Code that draws figures
────────────────────────────────────────

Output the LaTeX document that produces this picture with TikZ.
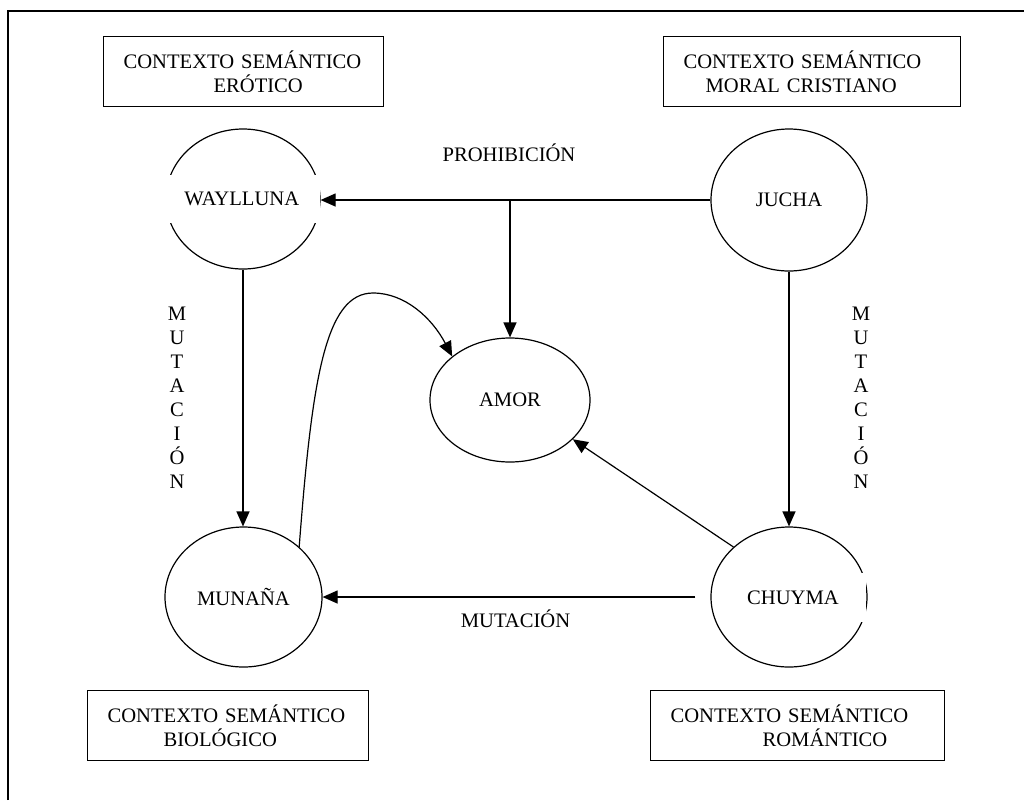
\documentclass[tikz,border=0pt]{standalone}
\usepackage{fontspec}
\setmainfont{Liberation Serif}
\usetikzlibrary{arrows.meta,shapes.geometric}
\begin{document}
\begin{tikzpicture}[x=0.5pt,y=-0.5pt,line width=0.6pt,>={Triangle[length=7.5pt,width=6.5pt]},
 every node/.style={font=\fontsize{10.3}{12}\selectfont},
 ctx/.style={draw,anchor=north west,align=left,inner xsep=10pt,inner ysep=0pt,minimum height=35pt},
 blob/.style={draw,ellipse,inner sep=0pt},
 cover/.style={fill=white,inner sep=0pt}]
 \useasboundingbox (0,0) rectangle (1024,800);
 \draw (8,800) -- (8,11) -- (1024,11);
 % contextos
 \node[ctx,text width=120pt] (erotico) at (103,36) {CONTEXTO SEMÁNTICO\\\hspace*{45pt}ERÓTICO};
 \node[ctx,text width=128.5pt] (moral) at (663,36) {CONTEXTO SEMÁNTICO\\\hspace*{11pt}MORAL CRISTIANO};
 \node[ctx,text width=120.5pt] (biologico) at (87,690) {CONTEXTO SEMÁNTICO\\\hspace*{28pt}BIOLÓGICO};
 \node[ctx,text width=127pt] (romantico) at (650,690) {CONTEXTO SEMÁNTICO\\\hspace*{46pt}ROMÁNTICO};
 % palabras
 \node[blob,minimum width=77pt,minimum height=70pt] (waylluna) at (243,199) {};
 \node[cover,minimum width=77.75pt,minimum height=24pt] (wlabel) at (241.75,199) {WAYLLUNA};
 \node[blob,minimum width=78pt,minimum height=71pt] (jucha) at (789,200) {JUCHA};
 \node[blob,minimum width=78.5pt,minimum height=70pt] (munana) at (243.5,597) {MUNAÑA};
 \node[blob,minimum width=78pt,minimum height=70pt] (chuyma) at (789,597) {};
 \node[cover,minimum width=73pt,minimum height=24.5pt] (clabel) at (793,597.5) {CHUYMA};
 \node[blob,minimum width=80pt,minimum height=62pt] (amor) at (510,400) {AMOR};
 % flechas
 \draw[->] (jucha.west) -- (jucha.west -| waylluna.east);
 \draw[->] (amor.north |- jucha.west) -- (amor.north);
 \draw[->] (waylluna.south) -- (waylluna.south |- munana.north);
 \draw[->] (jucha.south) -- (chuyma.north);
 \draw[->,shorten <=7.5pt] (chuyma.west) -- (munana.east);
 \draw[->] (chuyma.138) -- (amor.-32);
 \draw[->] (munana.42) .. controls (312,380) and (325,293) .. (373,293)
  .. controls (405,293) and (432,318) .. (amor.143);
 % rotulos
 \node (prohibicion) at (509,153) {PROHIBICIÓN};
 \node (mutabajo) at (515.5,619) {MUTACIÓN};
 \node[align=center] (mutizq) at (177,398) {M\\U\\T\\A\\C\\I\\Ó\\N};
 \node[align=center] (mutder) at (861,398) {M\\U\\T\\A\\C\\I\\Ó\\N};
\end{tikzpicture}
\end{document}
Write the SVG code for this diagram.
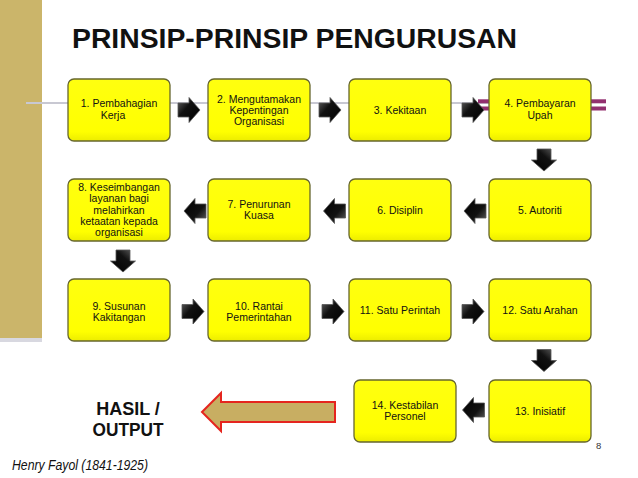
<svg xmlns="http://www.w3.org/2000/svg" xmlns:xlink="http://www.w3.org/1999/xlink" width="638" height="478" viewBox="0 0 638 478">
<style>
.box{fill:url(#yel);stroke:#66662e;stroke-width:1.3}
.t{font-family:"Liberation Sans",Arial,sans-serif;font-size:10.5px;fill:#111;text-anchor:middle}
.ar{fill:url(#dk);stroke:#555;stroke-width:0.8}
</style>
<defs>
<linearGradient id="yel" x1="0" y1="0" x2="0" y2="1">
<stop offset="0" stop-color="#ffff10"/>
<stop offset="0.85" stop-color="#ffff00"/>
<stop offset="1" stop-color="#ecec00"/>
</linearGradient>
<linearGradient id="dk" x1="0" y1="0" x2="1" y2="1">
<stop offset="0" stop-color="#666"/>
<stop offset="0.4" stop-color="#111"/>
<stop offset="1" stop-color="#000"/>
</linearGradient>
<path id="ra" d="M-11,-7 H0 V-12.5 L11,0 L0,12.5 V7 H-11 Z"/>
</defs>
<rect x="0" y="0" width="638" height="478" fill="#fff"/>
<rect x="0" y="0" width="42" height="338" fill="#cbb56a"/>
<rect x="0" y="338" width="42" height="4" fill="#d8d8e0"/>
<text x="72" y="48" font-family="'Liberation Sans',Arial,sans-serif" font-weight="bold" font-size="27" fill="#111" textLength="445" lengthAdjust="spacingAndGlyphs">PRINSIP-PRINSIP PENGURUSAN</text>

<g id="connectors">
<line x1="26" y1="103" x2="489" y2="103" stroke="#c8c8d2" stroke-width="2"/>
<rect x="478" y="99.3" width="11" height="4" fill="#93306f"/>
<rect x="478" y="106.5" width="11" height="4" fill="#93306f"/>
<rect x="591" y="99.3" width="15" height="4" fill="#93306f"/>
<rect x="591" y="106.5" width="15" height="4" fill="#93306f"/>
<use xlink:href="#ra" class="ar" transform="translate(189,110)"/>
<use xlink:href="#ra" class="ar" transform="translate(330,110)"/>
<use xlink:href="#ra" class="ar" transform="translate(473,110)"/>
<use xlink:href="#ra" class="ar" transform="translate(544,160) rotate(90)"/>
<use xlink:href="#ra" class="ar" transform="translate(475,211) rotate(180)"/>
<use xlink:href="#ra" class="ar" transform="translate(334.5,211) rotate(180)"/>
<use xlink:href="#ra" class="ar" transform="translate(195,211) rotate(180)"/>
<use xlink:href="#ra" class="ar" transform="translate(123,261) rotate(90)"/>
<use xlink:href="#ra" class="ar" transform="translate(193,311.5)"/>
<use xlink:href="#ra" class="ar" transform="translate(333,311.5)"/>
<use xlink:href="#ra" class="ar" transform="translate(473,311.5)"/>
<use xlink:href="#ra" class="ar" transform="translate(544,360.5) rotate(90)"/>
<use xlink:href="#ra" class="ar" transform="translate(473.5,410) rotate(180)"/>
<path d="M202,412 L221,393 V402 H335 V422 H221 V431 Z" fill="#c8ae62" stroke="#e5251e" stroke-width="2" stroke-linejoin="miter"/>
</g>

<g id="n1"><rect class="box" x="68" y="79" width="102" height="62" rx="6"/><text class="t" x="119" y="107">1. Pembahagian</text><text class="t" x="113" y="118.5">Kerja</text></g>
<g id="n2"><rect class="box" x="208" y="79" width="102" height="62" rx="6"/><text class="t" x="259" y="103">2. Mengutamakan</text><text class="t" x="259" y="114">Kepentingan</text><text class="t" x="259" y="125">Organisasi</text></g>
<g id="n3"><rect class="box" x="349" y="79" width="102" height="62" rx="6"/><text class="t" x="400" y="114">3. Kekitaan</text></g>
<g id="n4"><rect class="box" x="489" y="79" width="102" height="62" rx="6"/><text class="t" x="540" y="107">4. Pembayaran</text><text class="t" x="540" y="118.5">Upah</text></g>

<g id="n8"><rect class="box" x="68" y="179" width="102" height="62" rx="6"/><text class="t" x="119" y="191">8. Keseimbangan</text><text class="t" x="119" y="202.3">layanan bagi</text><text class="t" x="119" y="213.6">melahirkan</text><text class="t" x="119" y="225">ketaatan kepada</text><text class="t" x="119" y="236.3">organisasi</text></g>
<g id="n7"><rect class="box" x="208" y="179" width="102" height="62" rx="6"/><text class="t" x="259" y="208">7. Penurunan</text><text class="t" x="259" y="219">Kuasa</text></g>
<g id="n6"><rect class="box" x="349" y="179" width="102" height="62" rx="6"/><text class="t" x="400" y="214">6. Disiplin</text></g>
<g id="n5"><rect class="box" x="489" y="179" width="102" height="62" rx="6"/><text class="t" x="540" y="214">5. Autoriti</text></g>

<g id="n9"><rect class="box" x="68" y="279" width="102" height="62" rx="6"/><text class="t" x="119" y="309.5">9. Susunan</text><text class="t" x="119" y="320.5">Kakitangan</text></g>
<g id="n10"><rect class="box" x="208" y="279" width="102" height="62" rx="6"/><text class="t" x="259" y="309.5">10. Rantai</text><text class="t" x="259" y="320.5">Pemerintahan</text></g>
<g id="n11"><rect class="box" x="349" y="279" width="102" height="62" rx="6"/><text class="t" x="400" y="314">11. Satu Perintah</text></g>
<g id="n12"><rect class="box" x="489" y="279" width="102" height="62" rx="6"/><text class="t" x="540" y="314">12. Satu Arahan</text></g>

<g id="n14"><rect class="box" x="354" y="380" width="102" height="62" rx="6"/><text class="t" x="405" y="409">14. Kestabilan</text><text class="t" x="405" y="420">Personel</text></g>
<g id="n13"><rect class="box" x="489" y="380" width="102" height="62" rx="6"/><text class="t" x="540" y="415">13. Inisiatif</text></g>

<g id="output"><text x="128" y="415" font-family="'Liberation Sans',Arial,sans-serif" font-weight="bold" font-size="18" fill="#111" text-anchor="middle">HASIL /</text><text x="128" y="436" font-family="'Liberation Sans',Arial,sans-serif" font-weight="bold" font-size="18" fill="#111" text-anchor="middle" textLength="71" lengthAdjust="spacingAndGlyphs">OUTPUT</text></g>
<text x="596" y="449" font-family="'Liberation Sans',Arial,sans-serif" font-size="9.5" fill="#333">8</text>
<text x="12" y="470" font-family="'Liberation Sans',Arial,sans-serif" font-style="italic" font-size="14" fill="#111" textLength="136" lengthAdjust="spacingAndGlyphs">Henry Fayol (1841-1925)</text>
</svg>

────────────────────────────────────────

* **Problem**
Every line of the records that includes the word "this" should be gathered.

* **Written answer**
Output the LaTeX document that produces this picture with TikZ.
Write the SVG code for this diagram.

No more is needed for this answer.